My opinion; worth price charged.

Houston Remodeler
07-22-2011, 06:08 AM
The lack of a vapor barrier and the green board doesn't sink this job? :scratch:

Amfet
07-22-2011, 06:53 AM
Thanks for all the comments. As I mentioned I have done my best to repair the job myself. (I feel pretty confident in my ability, I read a lot of posts here years ago when I remodeled our other bathroom.)
It was not possible for me to install a vapor barrier without removing everything. I did however install a new, complete backer behind the tiles I removed and used thinset to patch all the joints. I'm pretty confident that it's now at least up to scratch. I finished grouting last night and it was a huge relief because my tile job actually looks pretty good!

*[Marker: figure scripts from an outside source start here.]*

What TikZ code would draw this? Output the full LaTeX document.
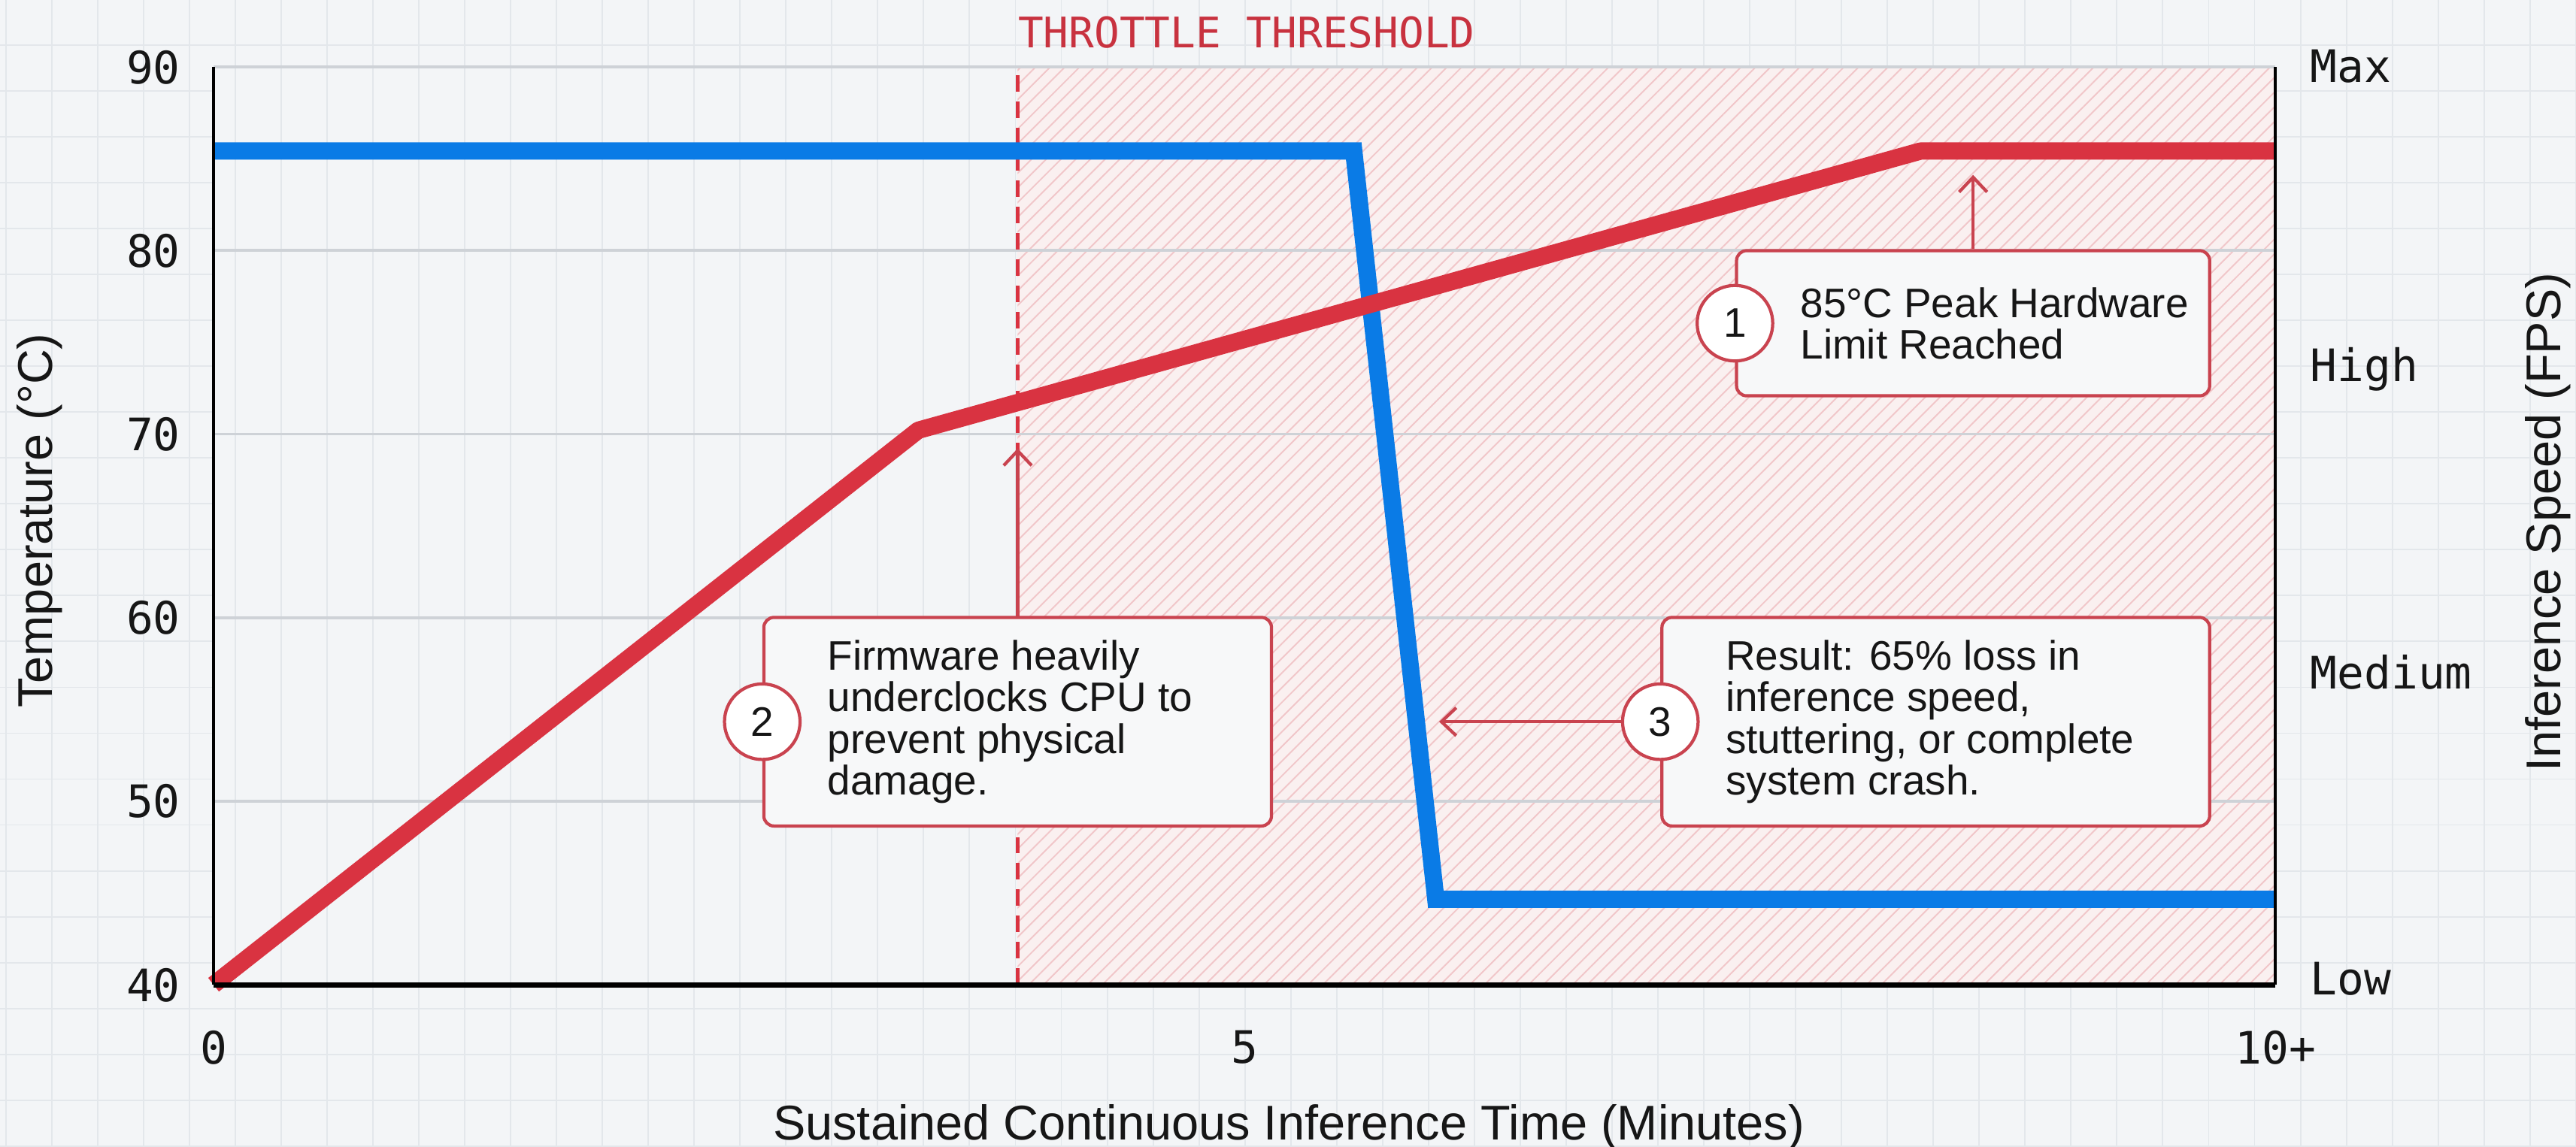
\documentclass[tikz,border=0pt]{standalone}
\usepackage{fontspec}
\setmainfont{Liberation Sans}
\newfontfamily\tickfont{DejaVu Sans Mono}
\usepackage{tikz}
\usetikzlibrary{arrows.meta,patterns.meta}
\definecolor{chartbg}{HTML}{F3F5F7}
\definecolor{chartfaint}{HTML}{E3E7EB}
\definecolor{chartgrid}{HTML}{CED2D7}
\definecolor{chartblue}{HTML}{0A7BE6}
\definecolor{chartred}{HTML}{D93341}
\definecolor{chartdark}{HTML}{C8323F}
\definecolor{chartedge}{HTML}{C9434F}
\definecolor{chartpink}{HTML}{FAF0F0}
\definecolor{charthatch}{HTML}{F1C6C9}
\definecolor{chartbox}{HTML}{F7F8F9}
\definecolor{chartink}{HTML}{161616}

\begin{document}
\begin{tikzpicture}[
  x=2.51cm, y=0.22352cm,
  faint/.style={chartfaint, line width=0.5pt},
  hgrid/.style={chartgrid, line width=1pt},
  ticklabel/.style={font=\tickfont\fontsize{15.5}{16}\selectfont, text=chartink, inner sep=0pt, text depth=0pt},
  axtitle/.style={font=\fontsize{16.9}{18}\selectfont, text=chartink, inner sep=0pt},
  curve/.style={line width=6pt},
  callout/.style={draw=chartedge, line width=1.1pt, fill=chartbox, rounded corners=3.5pt, inner sep=0pt},
  badge/.style={circle, draw=chartedge, line width=1.1pt, fill=white, minimum size=0.92cm, inner sep=0pt,
                font=\fontsize{14.3}{14.4}\selectfont, text=chartink},
  note/.style={align=left, inner sep=0pt, anchor=west, font=\fontsize{14.3}{14.4}\selectfont, text=chartink},
  pointer/.style={-{Straight Barb[length=0.18cm, width=0.34cm]}, chartedge, line width=1.1pt},
]
\useasboundingbox (-1.0359,31.195) rectangle (11.4582,93.651);
\fill[chartbg] (-1.0359,31.195) rectangle (11.4582,93.651);
\foreach \k in {0,...,25}
  \draw[faint] (-1.0359,{93.687-2.499*\k}) -- (11.4582,{93.687-2.499*\k});
\fill[chartbg] (0,40) rectangle (10,90);
\foreach \k in {0,...,56}
  \draw[faint] ({-1.008+0.2226*\k},31.195) -- ({-1.008+0.2226*\k},93.651);

\fill[chartpink] (3.9,40) rectangle (10,90);
\fill[pattern={Lines[angle=45,distance=3.6pt,line width=0.5pt]}, pattern color=charthatch]
  (3.9,40) rectangle (10,90);
\foreach \t in {50,60,...,90}
  \draw[hgrid] (0,\t) -- (10,\t);

\foreach \t in {40,50,...,90}
  \node[ticklabel, anchor=east] (temp\t) at (-0.159,\t) {\t};
\node[ticklabel, anchor=west] (smax) at (10.167,90.04) {Max};
\node[ticklabel, anchor=west] (shigh) at (10.167,73.79) {High};
\node[ticklabel, anchor=west] (smed) at (10.167,57.05) {Medium};
\node[ticklabel, anchor=west] (slow) at (10.167,40.32) {Low};
\node[ticklabel] (min0) at (0,36.6) {0};
\node[ticklabel] (min5) at (5,36.6) {5};
\node[ticklabel] (min10) at (10,36.6) {10+};

\node[axtitle, rotate=90] (ytitle) at (-0.8446,65.29) {Temperature (°C)};
\node[axtitle, rotate=90] (stitle) at (11.323,65.2) {Inference Speed (FPS)};
\node[axtitle, anchor=base] (xtitle) at (5.215,31.55) {Sustained Continuous Inference Time (Minutes)};

\draw[chartred, line width=1.1pt, dash pattern=on 5.7pt off 3.4pt] (3.9,40) -- (3.9,90);
\node[font=\tickfont\fontsize{14.6}{15}\selectfont, text=chartdark, anchor=base west, inner sep=0pt]
  (thr) at (3.9,91.06) {THROTTLE THRESHOLD};

\draw[curve, chartblue, line join=miter] (0,85.42) -- (5.53,85.42) -- (5.928,44.66) -- (10,44.66);
\draw[curve, chartred, line join=round] (0,40) -- (3.418,70.21) -- (8.279,85.42) -- (10,85.42);

\draw[black, line width=0.9pt] (0,90) -- (0,40);
\draw[black, line width=0.9pt] (10,40) -- (10,90);
\draw[black, line width=1.8pt] (0,40) -- (10,40);

\node[callout, minimum width=5.76cm, minimum height=1.768cm] (box1) at (8.534,76.04) {};
\node[badge] (badge1) at (box1.west) {1};
\node[note] (note1) at ([xshift=0.79cm]box1.west) {85°C Peak Hardware\\Limit Reached};
\coordinate (peak) at (8.534,84.12);
\draw[pointer] (box1.north) -- (peak);

\node[callout, minimum width=6.18cm, minimum height=2.54cm] (box2) at (3.9,54.33) {};
\node[badge] (badge2) at (box2.west) {2};
\node[note] (note2) at ([xshift=0.79cm]box2.west)
  {Firmware heavily\\underclocks CPU to\\prevent physical\\damage.};
\coordinate (knee) at (3.9,69.22);
\draw[pointer] (box2.north) -- (knee);

\node[callout, minimum width=6.668cm, minimum height=2.54cm] (box3) at (8.353,54.33) {};
\node[badge] (badge3) at (box3.west) {3};
\node[note] (note3) at ([xshift=0.79cm]box3.west)
  {Result: 65\% loss in\\inference speed,\\stuttering, or complete\\system crash.};
\coordinate (drop) at (5.944,54.33);
\draw[pointer] (badge3.west) -- (drop);
\end{tikzpicture}
\end{document}
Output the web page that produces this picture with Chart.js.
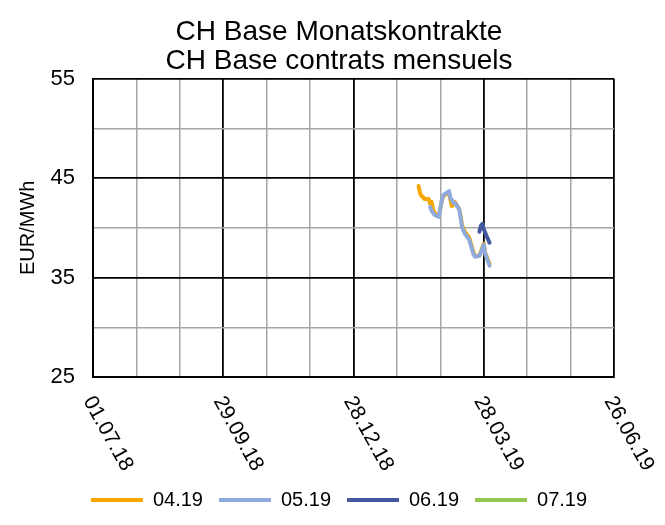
<!DOCTYPE html>
<html>
<head>
<meta charset="utf-8">
<script src="https://cdn.jsdelivr.net/npm/chart.js@4.4.1/dist/chart.umd.min.js"></script>
<style>
  body { margin: 0; background: #fff; }
  canvas { display: block; }
</style>
</head>
<body>
<canvas id="priceChart" width="665" height="525"></canvas>
<script>
// trading days shown on the chart
const tradeDays = [
    '2019-02-11', '2019-02-12', '2019-02-13', '2019-02-14', '2019-02-15',
    '2019-02-18', '2019-02-19', '2019-02-20', '2019-02-21', '2019-02-22',
    '2019-02-25', '2019-02-26', '2019-02-27', '2019-02-28', '2019-03-01',
    '2019-03-04', '2019-03-05', '2019-03-06', '2019-03-07', '2019-03-08',
    '2019-03-11', '2019-03-12', '2019-03-13', '2019-03-14', '2019-03-15',
    '2019-03-18', '2019-03-19', '2019-03-20', '2019-03-21', '2019-03-22',
    '2019-03-25', '2019-03-26', '2019-03-27', '2019-03-28', '2019-03-29',
    '2019-04-01'
];

// EUR/MWh per contract (null = not traded yet)
const values0419 = [
    44.2, 43.5, 43.2, 43.1, 42.9,
    42.9, 42.4, 42.6, 41.8, 41.5,
    41.2, 41.9, 42.7, 43.2, 43.3,
    43.6, 42.8, 42.2, 42.3, 42.6,
    41.9, 41.2, 40.3, 39.9, 39.6,
    39.0, 38.5, 38.0, 37.5, 37.2,
    37.2, 37.6, 38.0, 38.4, 37.5,
    36.4
];
const values0519 = [
    null, null, null, null, null,
    null, 42.1, 41.7, 41.5, 41.3,
    41.1, 42.0, 42.8, 43.3, 43.4,
    43.7, 43.0, 42.8, 42.5, 42.5,
    41.9, 41.0, 40.1, 39.7, 39.4,
    38.8, 38.3, 37.8, 37.3, 37.1,
    37.2, 37.5, 37.9, 38.3, 37.4,
    36.2
];
const values0619 = [
    null, null, null, null, null,
    null, null, null, null, null,
    null, null, null, null, null,
    null, null, null, null, null,
    null, null, null, null, null,
    null, null, null, null, null,
    39.6, 40.2, 40.4, 39.9, 39.5,
    38.5
];
const values0719 = [];

const seriesNames = ['04.19', '05.19', '06.19', '07.19'];
const xTickLabels = ['01.07.18', '29.09.18', '28.12.18', '28.03.19', '26.06.19'];
const yTickLabels = [25, 35, 45, 55];

const FONT = '"Liberation Sans", Arial, sans-serif';
const START = Date.UTC(2018, 6, 1);
const DAY = 86400000;

function isoToDay(s) {
    const [y, m, d] = s.split('-').map(Number);
    return (Date.UTC(y, m - 1, d) - START) / DAY;
}
function labelToDay(s) {
    const [d, m, y] = s.split('.').map(Number);
    return (Date.UTC(2000 + y, m - 1, d) - START) / DAY;
}
function toPoints(values) {
    return values.map((v, i) => ({ x: isoToDay(tradeDays[i]), y: v }));
}

const xMajor = xTickLabels.map(labelToDay);

// rotated date labels under the x axis
const xDateLabels = {
    id: 'xDateLabels',
    afterDraw(chart) {
        const { ctx, chartArea } = chart;
        const xScale = chart.scales.x;
        ctx.save();
        ctx.font = '21px ' + FONT;
        ctx.fillStyle = '#000';
        ctx.textAlign = 'left';
        ctx.textBaseline = 'middle';
        xTickLabels.forEach((label, i) => {
            const px = xScale.getPixelForValue(xMajor[i]);
            ctx.save();
            ctx.translate(px - 5, chartArea.bottom + 21);
            ctx.rotate(61 * Math.PI / 180);
            ctx.fillText(label, 0, 0);
            ctx.restore();
        });
        ctx.restore();
    }
};

const colors = ['#F7A600', '#8FAADC', '#44589F', '#92C84F'];

Chart.defaults.font.family = FONT;
Chart.defaults.color = '#000';

new Chart(document.getElementById('priceChart'), {
    type: 'line',
    data: {
        datasets: [values0419, values0519, values0619, values0719].map((vals, i) => ({
            label: seriesNames[i],
            data: toPoints(vals),
            borderColor: colors[i],
            backgroundColor: colors[i],
            borderWidth: 4,
            pointRadius: 0,
            tension: 0,
            fill: false,
            borderCapStyle: 'round',
            borderJoinStyle: 'round',
            order: seriesNames.length - i   // later contracts drawn on top
        }))
    },
    options: {
        responsive: false,
        animation: false,
        devicePixelRatio: 1,
        layout: { padding: { left: 13, right: 0, top: 0, bottom: 5 } },
        plugins: {
            title: {
                display: true,
                text: ['CH Base Monatskontrakte', 'CH Base contrats mensuels'],
                color: '#000',
                font: { size: 28, weight: 'normal', lineHeight: 1.03 },
                padding: { top: 18, bottom: 3 }
            },
            legend: {
                position: 'bottom',
                labels: {
                    color: '#000',
                    font: { size: 20 },
                    boxWidth: 52,
                    boxHeight: 4,
                    padding: 16,
                    sort: (a, b) => a.datasetIndex - b.datasetIndex,
                    generateLabels(chart) {
                        return Chart.defaults.plugins.legend.labels.generateLabels(chart)
                            .map(item => Object.assign(item, { lineWidth: 0 }));
                    }
                }
            },
            tooltip: { enabled: false }
        },
        scales: {
            x: {
                type: 'linear',
                min: 0,
                max: 360,
                ticks: { stepSize: 30, display: false },
                grid: {
                    drawTicks: false,
                    color: ctx => xMajor.includes(ctx.tick.value) ? '#000' : '#A6A6A6',
                    lineWidth: ctx => xMajor.includes(ctx.tick.value) ? 1.8 : 1.5
                },
                border: { color: '#000', width: 2 },
                afterFit(scale) { scale.height = 97; }
            },
            y: {
                min: 25,
                max: 55,
                ticks: {
                    stepSize: 5,
                    padding: 18,
                    color: '#000',
                    font: { size: 22 },
                    callback: v => yTickLabels.includes(v) ? String(v) : ''
                },
                grid: {
                    drawTicks: false,
                    color: ctx => yTickLabels.includes(ctx.tick.value) ? '#000' : '#A6A6A6',
                    lineWidth: ctx => yTickLabels.includes(ctx.tick.value) ? 1.8 : 1.5
                },
                border: { color: '#000', width: 2 },
                title: {
                    display: true,
                    text: 'EUR/MWh',
                    color: '#000',
                    font: { size: 20 },
                    padding: { top: 3, bottom: 0 }
                },
                afterFit(scale) { scale.width = 80; }
            },
            yRight: {
                type: 'linear',
                position: 'right',
                display: true,
                grid: { display: false },
                ticks: { display: false },
                border: { display: false },
                afterFit(scale) { scale.width = 51; }
            }
        }
    },
    plugins: [xDateLabels]
});
</script>
</body>
</html>
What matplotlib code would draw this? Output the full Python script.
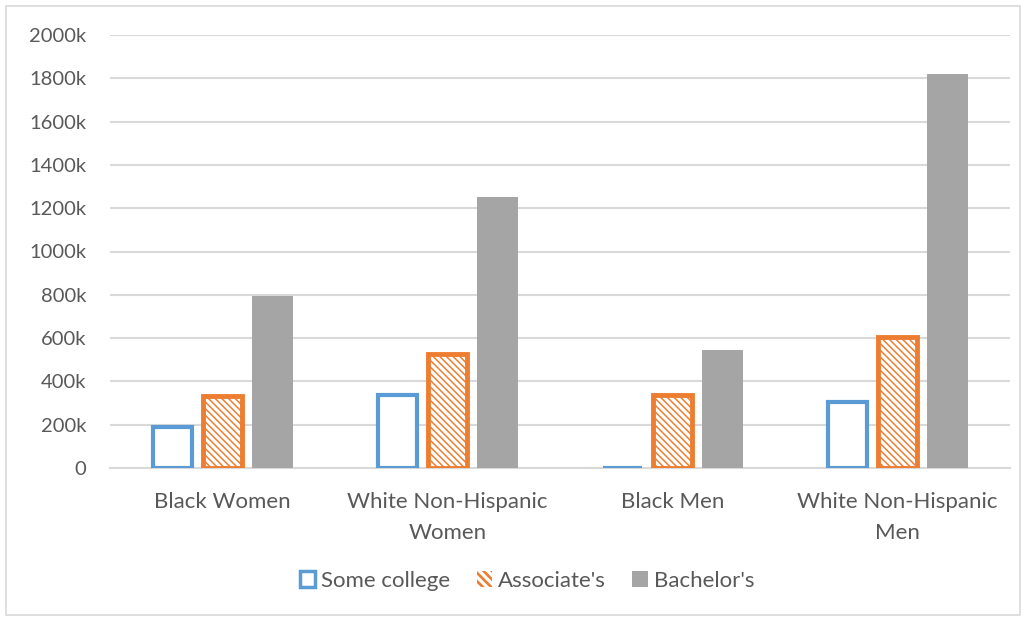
import matplotlib
matplotlib.use("Agg")
import matplotlib.pyplot as plt
from matplotlib.patches import Rectangle, Patch
import numpy as np

categories = ["Black Women", "White Non-Hispanic\nWomen", "Black Men", "White Non-Hispanic\nMen"]
series_names = ["Some college", "Associate's", "Bachelor's"]
some_college = [188, 337, 2, 305]
associates = [333, 525, 337, 605]
bachelors = [795, 1250, 545, 1822]
yticks = [0, 200, 400, 600, 800, 1000, 1200, 1400, 1600, 1800, 2000]
ytick_labels = ["0"] + [f"{v}k" for v in yticks[1:]]

BLUE = "#5b9bd5"
ORANGE = "#ed7d31"
GREY = "#a5a5a5"
TEXT = "#595959"
GRID = "#d9d9d9"

plt.rcParams['font.family'] = ['Lato', 'DejaVu Sans']
plt.rcParams['hatch.linewidth'] = 2.3

fig = plt.figure(figsize=(10.29, 6.2), dpi=100)
ax = fig.add_axes([110/1029, 1 - 468/620, 900/1029, (468 - 35)/620])

x = np.arange(len(categories))
step = 0.222
w = 0.175

# Some college: outlined
ax.bar(x - step, some_college, width=w, facecolor="white", edgecolor=BLUE, linewidth=3, zorder=3)
# Associate's: orange with white diagonal hatch
ax.bar(x, associates, width=w, facecolor=ORANGE, edgecolor="white", hatch="\\\\\\\\\\", linewidth=0, zorder=3)
ax.bar(x, associates, width=w, facecolor="none", edgecolor=ORANGE, linewidth=3.5, zorder=4)
# Bachelor's: solid grey
ax.bar(x + step, bachelors, width=w + 0.01, facecolor=GREY, edgecolor="none", zorder=3)

ax.set_xlim(-0.5, len(categories) - 0.5)
ax.set_ylim(0, 2000)
ax.set_yticks(yticks)
ax.set_yticklabels(ytick_labels)
ax.set_xticks(x)
ax.set_xticklabels(categories, linespacing=1.72)
ax.tick_params(axis='y', length=0, labelsize=14.5, labelcolor=TEXT, pad=17)
ax.tick_params(axis='x', length=0, labelsize=16, labelcolor=TEXT, pad=17)
ax.grid(axis='y', color=GRID, linewidth=1.5, zorder=0)
ax.set_axisbelow(True)
for s in ["top", "right", "left"]:
    ax.spines[s].set_visible(False)
ax.spines["bottom"].set_color(GRID)
ax.spines["bottom"].set_linewidth(1.5)

# legend
h1 = Patch(facecolor="white", edgecolor=BLUE, linewidth=2.5)
h2 = Patch(facecolor=ORANGE, edgecolor="white", hatch="\\\\\\\\", linewidth=0)
h3 = Patch(facecolor=GREY, edgecolor="none")
leg = fig.legend([h1, h2, h3], series_names, loc="center", bbox_to_anchor=(527/1029, 1 - 581/620),
                 ncol=3, frameon=False, fontsize=16, handlelength=0.7, handleheight=0.7,
                 handletextpad=0.25, columnspacing=1.2, labelcolor=TEXT)

# chart border
fig.patches.append(Rectangle((6/1029, 1 - 615/620), 1014/1029, 609/620, transform=fig.transFigure,
                             facecolor="none", edgecolor=GRID, linewidth=1.2))

fig.savefig("out.png", dpi=100)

They did use thinset on the rest of the job because I made an issue of the premix stuff they had brought in. I forget what it was called but I remember reading on the label that it was not recommended for shower floors, and was "acceptable" for use on shower walls. I asked them about redguard and they looked at me like I had two heads. I figured the redguard was really above and beyond so I didn't press it, assuming these guys were pro's and didn't need lowly homeowner telling them how to work.

Thanks again for the support, this weekend I'll seal the grout and stone, recaulk all the corners, and hopefully be done with this.